De hecho, una parte importante de los problemas que tienen nuestras urbes pasa por dar más relevancia a las edificaciones, las construcciones y las infraestructuras que, a las personas y sus necesidades, presentes y futuras. Barrios sin equipamientos ni servicios, edificios públicos sin uso, viviendas sin accesos, calles en las que las personas apenas pueden caminar, niños sin parques, personas mayores sin lugares en los que poder salir a pasear, barreras físicas, segregaciones sociales, vías públicas convertidas en comedores y bares. La lista de ejemplos que encontramos en todas nuestras ciudades es tan apabullante que sobran más argumentos.

Pero avanzar hacia ciudades éticas no significa, ni mucho menos, reducir este concepto a un simple adjetivo mediante políticas urbanas cosméticas, epidérmicas y cortoplacistas, ni utilizar de forma hueca palabras de moda, manoseándolas hasta que pierdan su sentido, como ha sucedido, por ejemplo, con los conceptos de sostenibilidad y participación, que parecen poder aplicarse a cualquier ocurrencia, aunque carezca de los componentes esenciales que las determinan.

Alimentar de componentes y valores éticos nuestras ciudades permite incorporar elementos tan importantes como el civismo, el respeto al otro, el cuidado con el entorno urbano, la necesidad del encuentro, la reducción de las desigualdades sociales y espaciales, la eliminación de barreras físicas, la respuesta a las necesidades esenciales para que las personas, en todas sus edades y condiciones, puedan usar la ciudad y encontrar en ella su bienestar biopsicosocial. Pero también significa mantener los vínculos interculturales y facilitar la cohesión social, comunicar fácilmente las distintas zonas y barrios, recuperar y regenerar espacios para la convivencia intergeneracional, sin olvidar mantener y reforzar nuestra relación con la naturaleza, así como el respeto medioambiental. Todos estos componentes éticos y otros muchos deberían estar en las prioridades de los responsables de la planificación urbana, incluyendo alcaldes y concejales, poniendo en el cuadro de mandos de sus preocupaciones a las personas.

Es cierto que todo ello nos habla también de ciudades abiertas, en continuo diálogo con sus habitantes, accesibles a los cambios y necesidades que van surgiendo, capaces de incorporar transformaciones tecnológicas que surgen a una gran velocidad. Todo ello son ideas que desde hace años han tratado de plasmar algunos urbanistas, con propuestas sencillas, desde los microparques urbanos de Aldo van Eyck en Amsterdam, hasta las intervenciones ideologicoplásticas de Aldo Rossi en sus viviendas de Berlín, por poner algunos ejemplos. Sin embargo, por estas tierras, el pensamiento y las propuestas sobre nuestras ciudades parecen también sometidas al cortoplacismo político en el que vivimos.

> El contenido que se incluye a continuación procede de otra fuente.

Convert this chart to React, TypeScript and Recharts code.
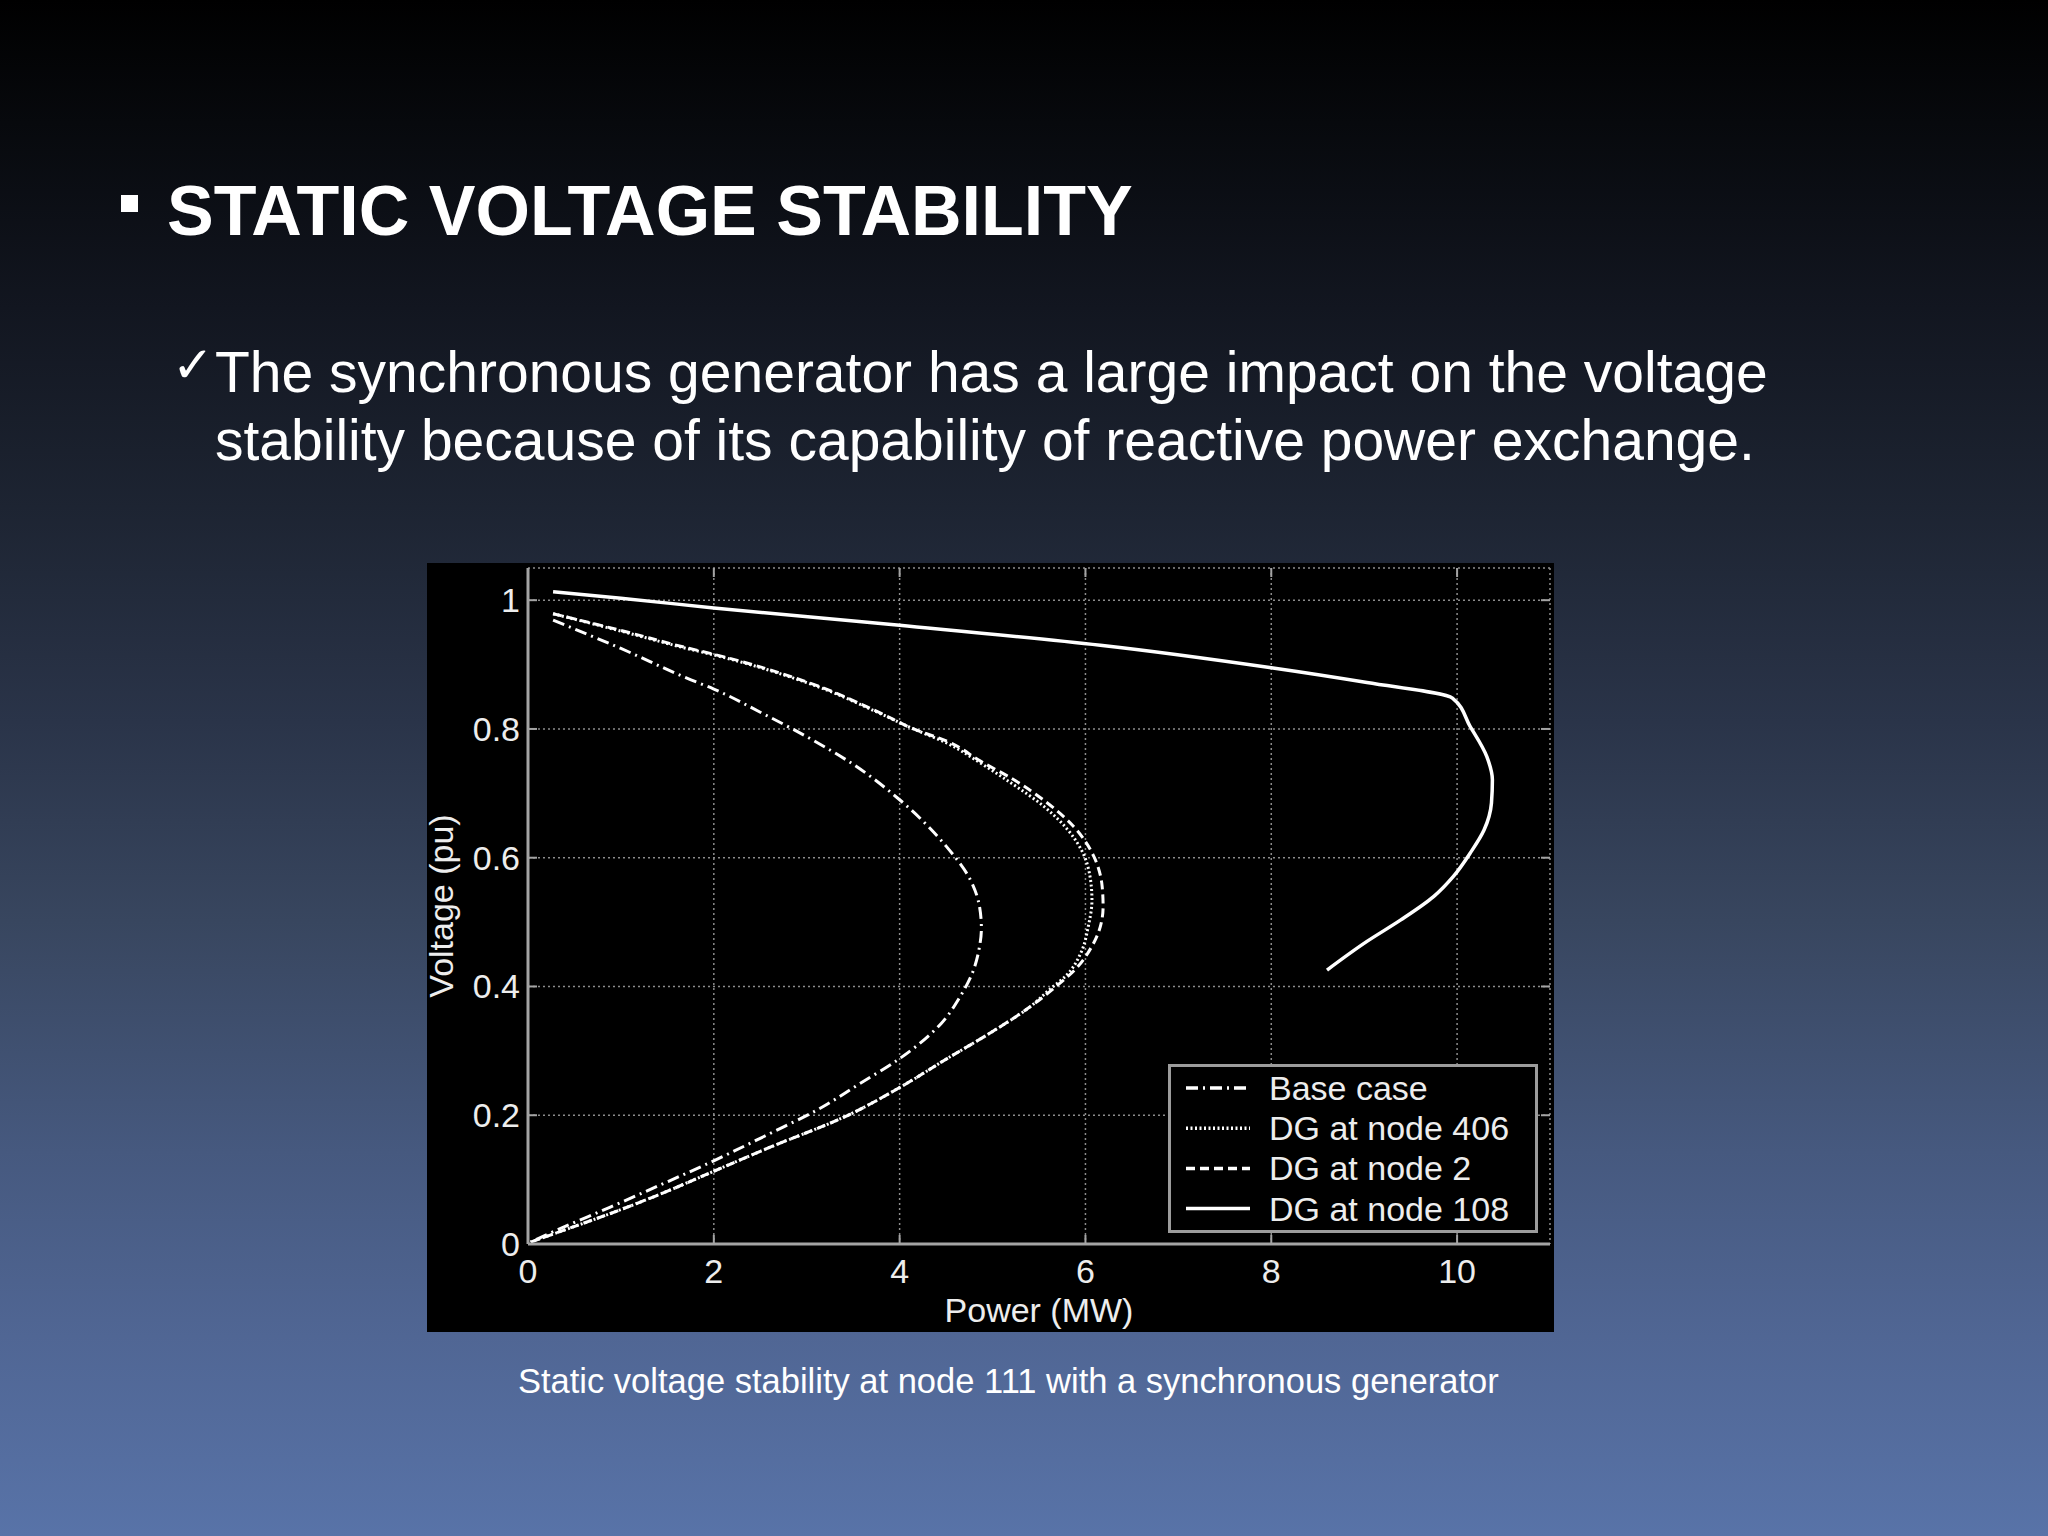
import React from 'react';
import { LineChart, Line, XAxis, YAxis, CartesianGrid, Legend, Label } from 'recharts';

// ---- data (Power MW, Voltage pu) in path order ----
const BASE_CASE: [number, number][] = [
  [0.27, 0.969], [1.0, 0.925], [1.71, 0.879], [2.0, 0.862], [2.5, 0.826], [3.0, 0.788], [3.5, 0.745],
  [4.0, 0.69], [4.5, 0.618], [4.76, 0.566], [4.86, 0.524], [4.88, 0.49], [4.86, 0.462], [4.78, 0.42],
  [4.65, 0.384], [4.45, 0.343], [4.22, 0.312], [3.99, 0.287], [3.57, 0.249], [3.11, 0.208],
  [2.61, 0.172], [2.01, 0.13], [1.46, 0.094], [0.88, 0.057], [0.3, 0.021], [0.03, 0.003],
];

const DG_NODE_406: [number, number][] = [
  [0.27, 0.979], [1.0, 0.952], [1.71, 0.925], [2.0, 0.915], [3.0, 0.872], [3.79, 0.824], [4.15, 0.8],
  [4.51, 0.778], [4.87, 0.747], [5.2, 0.716], [5.55, 0.68], [5.8, 0.645], [5.98, 0.605], [6.05, 0.57],
  [6.07, 0.534], [6.03, 0.493], [5.95, 0.452], [5.8, 0.418], [5.62, 0.396], [5.4, 0.368], [5.0, 0.33],
  [4.5, 0.287], [4.0, 0.243], [3.4, 0.197], [2.6, 0.15], [2.0, 0.113], [1.45, 0.079], [0.88, 0.047],
  [0.3, 0.017], [0.03, 0.003],
];

const DG_NODE_2: [number, number][] = [
  [0.27, 0.979], [1.0, 0.953], [1.71, 0.926], [2.0, 0.916], [3.0, 0.873], [3.79, 0.825], [4.15, 0.8],
  [4.51, 0.781], [4.87, 0.75], [5.23, 0.721], [5.59, 0.685], [5.87, 0.649], [6.09, 0.602], [6.18, 0.555],
  [6.19, 0.524], [6.16, 0.493], [6.06, 0.46], [5.9, 0.428], [5.7, 0.402], [5.4, 0.368], [5.0, 0.33],
  [4.5, 0.287], [4.0, 0.243], [3.4, 0.197], [2.6, 0.15], [2.0, 0.113], [1.45, 0.079], [0.88, 0.047],
  [0.3, 0.017], [0.03, 0.003],
];

const DG_NODE_108: [number, number][] = [
  [0.27, 1.013], [1.0, 1.003], [2.0, 0.988], [4.0, 0.961], [6.16, 0.93], [8.0, 0.895], [9.03, 0.872],
  [9.95, 0.848], [10.14, 0.804], [10.32, 0.757], [10.38, 0.721], [10.37, 0.685], [10.29, 0.643],
  [10.14, 0.607], [9.96, 0.571], [9.75, 0.54], [9.39, 0.503], [9.03, 0.47], [8.6, 0.4255],
];

const X_TICKS = [0, 2, 4, 6, 8, 10];
const Y_TICKS = [0, 0.2, 0.4, 0.6, 0.8, 1];
const X_DOMAIN: [number, number] = [0, 11];
const Y_DOMAIN: [number, number] = [0, 1.05];

const SERIES = [
  { name: 'Base case', points: BASE_CASE, dash: '12 5 2 5' },
  { name: 'DG at node 406', points: DG_NODE_406, dash: '2 2.5' },
  { name: 'DG at node 2', points: DG_NODE_2, dash: '9 5' },
  { name: 'DG at node 108', points: DG_NODE_108, dash: undefined },
];

// ---- layout ----
const FONT = '"Liberation Sans", Arial, Helvetica, sans-serif';
const PAD = 20; // extra svg room left of the black panel
const BOX_W = 1127;
const CH_W = BOX_W + PAD;
const CH_H = 769;
const MARGIN = { top: 5, right: 4, left: 11 + PAD, bottom: 8 };
const Y_AXIS_W = 90;
const X_AXIS_H = 80;
const PLOT_TOP = MARGIN.top;
const PLOT_RIGHT = CH_W - MARGIN.right;
const TICK_LEN = 9;
const AXIS_COLOR = '#a4a4a4';
const TEXT_COLOR = '#ededed';

const XTick = (props: any) => {
  const { x, y, payload } = props;
  return (
    <g>
      <line x1={x} x2={x} y1={y} y2={y - TICK_LEN} stroke={AXIS_COLOR} strokeWidth={2} />
      <line x1={x} x2={x} y1={PLOT_TOP} y2={PLOT_TOP + TICK_LEN} stroke={AXIS_COLOR} strokeWidth={2} />
      <text x={x} y={y + 27} textAnchor="middle" dominantBaseline="central" fill={TEXT_COLOR} fontSize={34} fontFamily={FONT}>
        {String(payload.value)}
      </text>
    </g>
  );
};

const YTick = (props: any) => {
  const { x, y, payload } = props;
  return (
    <g>
      <line x1={x} x2={x + TICK_LEN} y1={y} y2={y} stroke={AXIS_COLOR} strokeWidth={2} />
      <line x1={PLOT_RIGHT} x2={PLOT_RIGHT - TICK_LEN} y1={y} y2={y} stroke={AXIS_COLOR} strokeWidth={2} />
      <text x={x - 8} y={y} textAnchor="end" dominantBaseline="central" fill={TEXT_COLOR} fontSize={34} fontFamily={FONT}>
        {String(payload.value)}
      </text>
    </g>
  );
};

const renderLegend = (props: any) => {
  const order = SERIES.map((s) => s.name);
  const payload = [...(props.payload || [])].sort(
    (a: any, b: any) => order.indexOf(a.value) - order.indexOf(b.value)
  );
  return (
    <svg width={370} height={169} style={{ display: 'block' }}>
      <rect x={1.5} y={1.5} width={367} height={166} fill="#000" stroke="#9c9c9c" strokeWidth={3} />
      {payload.map((p: any, i: number) => {
        const s = SERIES.find((d) => d.name === p.value);
        const cy = 24 + i * 40.2;
        return (
          <g key={p.value}>
            <line x1={18} x2={82} y1={cy} y2={cy} stroke="#ffffff" strokeWidth={3.5} strokeDasharray={s ? s.dash : undefined} />
            <text x={101} y={cy} dominantBaseline="central" fill={TEXT_COLOR} fontSize={34} fontFamily={FONT}>
              {p.value}
            </text>
          </g>
        );
      })}
    </svg>
  );
};

export default function App() {
  return (
    <div
      style={{
        position: 'absolute',
        left: 0,
        top: 0,
        width: 2048,
        height: 1536,
        overflow: 'hidden',
        fontFamily: FONT,
        color: '#ffffff',
        background:
          'linear-gradient(to bottom, #000000 0%, #07090d 8%, #121620 20%, #1d2432 33%, #2a3449 47%, #38465f 60%, #46597f 75%, #506694 87%, #5873a8 100%)',
      }}
    >
      {/* title */}
      <div style={{ position: 'absolute', left: 121, top: 195, width: 17, height: 17, background: '#ffffff' }} />
      <div
        style={{
          position: 'absolute',
          left: 167,
          top: 176,
          fontSize: 70,
          lineHeight: '70px',
          fontWeight: 'bold',
          whiteSpace: 'nowrap',
        }}
      >
        STATIC VOLTAGE STABILITY
      </div>

      {/* bullet text */}
      <div
        style={{
          position: 'absolute',
          left: 172,
          top: 340,
          fontSize: 50,
          lineHeight: '50px',
          fontFamily: '"DejaVu Sans", sans-serif',
        }}
      >
        ✓
      </div>
      <div
        style={{
          position: 'absolute',
          left: 215,
          top: 338,
          fontSize: 57,
          lineHeight: '68px',
          whiteSpace: 'nowrap',
        }}
      >
        The synchronous generator has a large impact on the voltage
        <br />
        stability because of its capability of reactive power exchange.
      </div>

      {/* chart panel */}
      <div style={{ position: 'absolute', left: 427, top: 563, width: BOX_W, height: CH_H, background: '#000000' }} />
      <div style={{ position: 'absolute', left: 427 - PAD, top: 563, width: CH_W, height: CH_H }}>
        <LineChart width={CH_W} height={CH_H} margin={MARGIN}>
          <CartesianGrid stroke="#8c8c8c" strokeDasharray="2 3" strokeWidth={1.5} />
          <XAxis
            xAxisId={0}
            type="number"
            dataKey="x"
            domain={X_DOMAIN}
            ticks={X_TICKS}
            allowDataOverflow
            height={X_AXIS_H}
            tickSize={0}
            tickMargin={0}
            tickLine={false}
            axisLine={{ stroke: AXIS_COLOR, strokeWidth: 3 }}
            tick={XTick}
            interval={0}
          >
            <Label
              content={(p: any) => {
                const vb = p.viewBox || {};
                return (
                  <text
                    x={vb.x + vb.width / 2}
                    y={vb.y + 66}
                    textAnchor="middle"
                    dominantBaseline="central"
                    fill={TEXT_COLOR}
                    fontSize={34}
                    fontFamily={FONT}
                  >
                    Power (MW)
                  </text>
                );
              }}
            />
          </XAxis>
          <XAxis
            xAxisId="top"
            orientation="top"
            type="number"
            domain={X_DOMAIN}
            height={0}
            tick={false}
            tickLine={false}
            axisLine={{ stroke: AXIS_COLOR, strokeWidth: 3 }}
          />
          <YAxis
            yAxisId={0}
            type="number"
            domain={Y_DOMAIN}
            ticks={Y_TICKS}
            allowDataOverflow
            width={Y_AXIS_W}
            tickSize={0}
            tickMargin={0}
            tickLine={false}
            axisLine={{ stroke: AXIS_COLOR, strokeWidth: 3 }}
            tick={YTick}
            interval={0}
          >
            <Label
              content={(p: any) => {
                const vb = p.viewBox || {};
                const cx = vb.x + 15;
                const cy = vb.y + vb.height / 2;
                return (
                  <text
                    x={cx}
                    y={cy}
                    transform={`rotate(-90 ${cx} ${cy})`}
                    textAnchor="middle"
                    fill={TEXT_COLOR}
                    fontSize={34}
                    fontFamily={FONT}
                  >
                    Voltage (pu)
                  </text>
                );
              }}
            />
          </YAxis>
          <YAxis
            yAxisId="right"
            orientation="right"
            type="number"
            domain={Y_DOMAIN}
            width={0}
            tick={false}
            tickLine={false}
            axisLine={{ stroke: AXIS_COLOR, strokeWidth: 3 }}
          />
          {SERIES.map((s) => (
            <Line
              key={s.name}
              xAxisId={0}
              yAxisId={0}
              name={s.name}
              data={s.points.map(([x, y]) => ({ x, y }))}
              dataKey="y"
              type="monotoneY"
              stroke="#ffffff"
              strokeWidth={s.dash ? 3 : 3.5}
              strokeDasharray={s.dash}
              dot={false}
              activeDot={false}
              isAnimationActive={false}
              legendType="line"
            />
          ))}
          <Legend
            layout="vertical"
            align="center"
            verticalAlign="middle"
            width={370}
            content={renderLegend}
            wrapperStyle={{ left: 741 + PAD, top: 501, width: 370, height: 169 }}
          />
        </LineChart>
      </div>

      {/* caption */}
      <div
        style={{
          position: 'absolute',
          left: 518,
          top: 1364,
          fontSize: 34.5,
          lineHeight: '34px',
          whiteSpace: 'nowrap',
        }}
      >
        Static voltage stability at node 111 with a synchronous generator
      </div>
    </div>
  );
}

A pesar de ello, esta nueva visión ética en nuestras ciudades avanzará, más tarde o más temprano, ante la exigencia de integrar elementos esenciales en ellas, como es la defensa del medio ambiente y del planeta, la utilización de energías renovables y limpias, la reducción y el reciclado de residuos, la preocupación por la salud y la felicidad, las necesidades de poblaciones cada vez más longevas, así como la promoción de medios de transporte integrados y no contaminantes. Problemas acuciantes como la emergencia climática, la emisión de contaminantes, la pérdida de biodiversidad y la destrucción de nuestros ecosistemas tienen también su respuesta y su solución desde nuestras urbes, de manera que hacer ciudades más éticas nos permitirá avanzar hacia la necesaria transición energética.

Hacer ciudad nos ha permitido al mismo tiempo rehacernos como personas, pero toca ahora que esas metrópolis nos permitan vivir mejor y ser también mejores ciudadanos, dando mayor valor a nuestra convivencia y cuidando un planeta con el que estamos en deuda.